We observed improved model performance when trained with the V2 dataset. The model could identify various objects distinctly, although the model failed when we changed the objects' orientations. Thus, we trained the model with the remaining V3 dataset to mitigate these issues and increase other hyperparameters, such as epochs from 500 to 2000. We also tested the performance of our object detector on real objects with different background textures, and the model performed well in these conditions.
After several cycles of iterating over various hyperparameters, we got a model that generalizes well across different orientations.
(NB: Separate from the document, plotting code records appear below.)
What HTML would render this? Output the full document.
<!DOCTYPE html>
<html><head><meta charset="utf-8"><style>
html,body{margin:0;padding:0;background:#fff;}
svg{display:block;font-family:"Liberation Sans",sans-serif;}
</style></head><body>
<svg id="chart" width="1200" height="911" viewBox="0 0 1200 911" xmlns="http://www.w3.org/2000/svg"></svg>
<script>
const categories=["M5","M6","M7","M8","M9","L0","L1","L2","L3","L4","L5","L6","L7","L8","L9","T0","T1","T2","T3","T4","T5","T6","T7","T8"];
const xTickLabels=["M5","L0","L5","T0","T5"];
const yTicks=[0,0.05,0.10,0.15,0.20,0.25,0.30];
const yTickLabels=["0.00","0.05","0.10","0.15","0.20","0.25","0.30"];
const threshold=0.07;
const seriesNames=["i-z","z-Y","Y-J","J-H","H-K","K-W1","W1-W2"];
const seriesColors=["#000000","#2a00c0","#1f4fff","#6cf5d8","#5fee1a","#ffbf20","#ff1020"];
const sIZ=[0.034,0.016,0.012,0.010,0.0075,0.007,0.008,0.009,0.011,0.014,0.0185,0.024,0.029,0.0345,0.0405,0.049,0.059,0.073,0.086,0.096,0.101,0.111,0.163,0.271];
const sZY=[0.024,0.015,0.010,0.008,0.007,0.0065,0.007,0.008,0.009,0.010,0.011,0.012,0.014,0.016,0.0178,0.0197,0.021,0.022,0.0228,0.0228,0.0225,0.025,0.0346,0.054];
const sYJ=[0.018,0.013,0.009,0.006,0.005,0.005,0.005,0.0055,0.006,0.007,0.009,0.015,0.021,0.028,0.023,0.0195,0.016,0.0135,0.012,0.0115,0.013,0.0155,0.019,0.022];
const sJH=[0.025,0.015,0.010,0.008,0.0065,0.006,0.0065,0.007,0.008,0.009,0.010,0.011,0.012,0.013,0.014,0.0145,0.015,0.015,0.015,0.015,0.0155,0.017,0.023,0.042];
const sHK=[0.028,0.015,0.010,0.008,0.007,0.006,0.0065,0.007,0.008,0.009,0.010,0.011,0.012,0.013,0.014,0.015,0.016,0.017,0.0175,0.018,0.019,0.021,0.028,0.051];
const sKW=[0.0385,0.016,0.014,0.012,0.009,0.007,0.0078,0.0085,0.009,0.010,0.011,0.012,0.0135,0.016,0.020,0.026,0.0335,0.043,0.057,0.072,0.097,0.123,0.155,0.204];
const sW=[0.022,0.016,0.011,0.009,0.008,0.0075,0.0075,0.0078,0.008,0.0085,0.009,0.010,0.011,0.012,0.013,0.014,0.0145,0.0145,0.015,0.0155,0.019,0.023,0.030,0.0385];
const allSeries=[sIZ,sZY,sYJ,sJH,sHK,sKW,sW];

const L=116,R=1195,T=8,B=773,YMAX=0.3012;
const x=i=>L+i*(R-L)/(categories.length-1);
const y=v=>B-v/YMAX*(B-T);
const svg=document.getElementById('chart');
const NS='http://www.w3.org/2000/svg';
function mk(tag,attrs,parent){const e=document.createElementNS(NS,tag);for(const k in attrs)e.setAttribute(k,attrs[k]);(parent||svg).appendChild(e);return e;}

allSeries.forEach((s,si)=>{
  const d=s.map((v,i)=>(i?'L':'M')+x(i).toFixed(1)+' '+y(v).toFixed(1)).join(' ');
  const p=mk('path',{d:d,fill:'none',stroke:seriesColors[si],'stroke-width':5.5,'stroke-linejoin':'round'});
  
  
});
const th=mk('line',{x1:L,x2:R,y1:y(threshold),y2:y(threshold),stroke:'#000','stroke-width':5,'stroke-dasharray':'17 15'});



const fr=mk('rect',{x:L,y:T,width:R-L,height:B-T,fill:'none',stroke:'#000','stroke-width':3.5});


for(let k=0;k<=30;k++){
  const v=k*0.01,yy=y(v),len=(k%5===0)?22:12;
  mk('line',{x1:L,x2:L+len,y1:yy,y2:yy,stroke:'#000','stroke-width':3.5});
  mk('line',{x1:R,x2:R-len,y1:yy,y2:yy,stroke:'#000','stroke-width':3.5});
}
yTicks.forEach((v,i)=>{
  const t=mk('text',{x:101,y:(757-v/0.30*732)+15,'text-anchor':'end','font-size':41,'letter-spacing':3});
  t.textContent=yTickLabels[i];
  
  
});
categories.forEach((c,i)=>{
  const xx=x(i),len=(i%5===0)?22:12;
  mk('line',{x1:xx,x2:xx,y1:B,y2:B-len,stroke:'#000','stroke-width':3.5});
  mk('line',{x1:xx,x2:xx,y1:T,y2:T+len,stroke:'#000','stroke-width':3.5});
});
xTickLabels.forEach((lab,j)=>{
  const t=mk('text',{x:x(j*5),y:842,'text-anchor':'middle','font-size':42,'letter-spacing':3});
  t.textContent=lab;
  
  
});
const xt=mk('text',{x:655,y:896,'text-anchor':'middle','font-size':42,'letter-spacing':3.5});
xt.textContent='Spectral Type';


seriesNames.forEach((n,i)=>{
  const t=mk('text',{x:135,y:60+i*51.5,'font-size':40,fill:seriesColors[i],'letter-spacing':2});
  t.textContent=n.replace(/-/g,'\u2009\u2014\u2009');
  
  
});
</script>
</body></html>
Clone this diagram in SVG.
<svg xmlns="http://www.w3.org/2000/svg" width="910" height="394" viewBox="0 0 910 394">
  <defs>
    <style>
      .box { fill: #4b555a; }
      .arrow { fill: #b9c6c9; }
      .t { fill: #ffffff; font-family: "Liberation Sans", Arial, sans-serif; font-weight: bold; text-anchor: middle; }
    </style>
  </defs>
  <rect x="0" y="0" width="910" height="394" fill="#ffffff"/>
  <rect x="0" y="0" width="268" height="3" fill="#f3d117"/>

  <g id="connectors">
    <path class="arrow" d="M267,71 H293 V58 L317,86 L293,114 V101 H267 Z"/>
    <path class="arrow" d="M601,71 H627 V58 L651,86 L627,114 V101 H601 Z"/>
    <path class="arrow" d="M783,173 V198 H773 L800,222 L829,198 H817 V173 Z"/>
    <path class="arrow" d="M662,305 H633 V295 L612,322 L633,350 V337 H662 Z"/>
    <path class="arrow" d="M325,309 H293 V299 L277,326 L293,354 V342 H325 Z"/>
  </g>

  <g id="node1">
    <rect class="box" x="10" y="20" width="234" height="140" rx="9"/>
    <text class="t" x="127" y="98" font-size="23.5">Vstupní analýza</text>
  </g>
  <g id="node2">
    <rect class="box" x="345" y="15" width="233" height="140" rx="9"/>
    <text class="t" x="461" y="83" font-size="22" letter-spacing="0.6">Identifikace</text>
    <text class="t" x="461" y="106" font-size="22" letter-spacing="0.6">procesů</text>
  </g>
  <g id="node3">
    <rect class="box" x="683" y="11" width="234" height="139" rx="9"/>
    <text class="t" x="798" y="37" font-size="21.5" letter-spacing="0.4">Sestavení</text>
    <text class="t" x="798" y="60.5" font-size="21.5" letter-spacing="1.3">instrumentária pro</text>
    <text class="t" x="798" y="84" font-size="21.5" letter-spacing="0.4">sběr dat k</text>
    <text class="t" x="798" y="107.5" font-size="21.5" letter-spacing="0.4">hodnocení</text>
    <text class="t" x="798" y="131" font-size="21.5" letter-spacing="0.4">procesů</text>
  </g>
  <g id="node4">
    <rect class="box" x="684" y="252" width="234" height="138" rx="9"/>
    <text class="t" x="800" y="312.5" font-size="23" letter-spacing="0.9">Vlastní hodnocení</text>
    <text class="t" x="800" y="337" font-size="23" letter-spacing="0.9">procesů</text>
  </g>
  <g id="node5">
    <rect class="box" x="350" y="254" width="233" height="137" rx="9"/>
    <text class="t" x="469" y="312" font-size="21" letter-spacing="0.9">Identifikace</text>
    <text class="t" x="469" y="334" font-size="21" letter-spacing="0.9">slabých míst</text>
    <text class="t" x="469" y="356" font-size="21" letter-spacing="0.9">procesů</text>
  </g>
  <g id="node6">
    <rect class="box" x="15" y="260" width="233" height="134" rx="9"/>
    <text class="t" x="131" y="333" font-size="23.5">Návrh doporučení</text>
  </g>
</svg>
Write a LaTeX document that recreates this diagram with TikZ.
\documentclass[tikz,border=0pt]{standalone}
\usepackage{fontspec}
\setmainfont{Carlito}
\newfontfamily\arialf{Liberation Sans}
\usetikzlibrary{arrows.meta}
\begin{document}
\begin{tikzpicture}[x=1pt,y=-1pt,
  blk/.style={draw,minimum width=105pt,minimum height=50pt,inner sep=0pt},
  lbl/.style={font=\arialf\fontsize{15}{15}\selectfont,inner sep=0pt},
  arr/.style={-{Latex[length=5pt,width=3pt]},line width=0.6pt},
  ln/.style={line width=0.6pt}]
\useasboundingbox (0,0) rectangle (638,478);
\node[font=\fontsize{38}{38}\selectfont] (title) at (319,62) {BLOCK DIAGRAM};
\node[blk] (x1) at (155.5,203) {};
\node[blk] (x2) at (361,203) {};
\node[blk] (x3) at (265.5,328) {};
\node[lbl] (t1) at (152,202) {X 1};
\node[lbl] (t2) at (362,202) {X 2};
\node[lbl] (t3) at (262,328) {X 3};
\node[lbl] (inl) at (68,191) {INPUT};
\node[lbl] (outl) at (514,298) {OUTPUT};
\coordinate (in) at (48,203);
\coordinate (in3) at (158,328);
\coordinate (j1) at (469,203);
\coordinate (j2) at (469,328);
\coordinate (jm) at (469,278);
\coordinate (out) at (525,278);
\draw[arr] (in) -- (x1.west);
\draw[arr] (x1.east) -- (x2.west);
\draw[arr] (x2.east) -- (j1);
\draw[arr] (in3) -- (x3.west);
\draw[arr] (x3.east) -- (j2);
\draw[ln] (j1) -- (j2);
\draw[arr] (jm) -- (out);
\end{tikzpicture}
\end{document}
The core idea behind the data-centric approach to solving ML problems is to create more data around the failure points of the model. We improved the model by iteratively improving the data generation, especially in areas where the model had previously failed.
Conclusion
In this work, we learned how the Domain Randomization approach helps generate quality and well-generalized datasets for an object detection task. We also demonstrated the effectiveness of data-centric machine learning workflows in improving model performance. Although this work is restricted to visual problems, we can extend domain randomization to other sensors such as lidar, accelerometer, and ultrasonic sensors as well.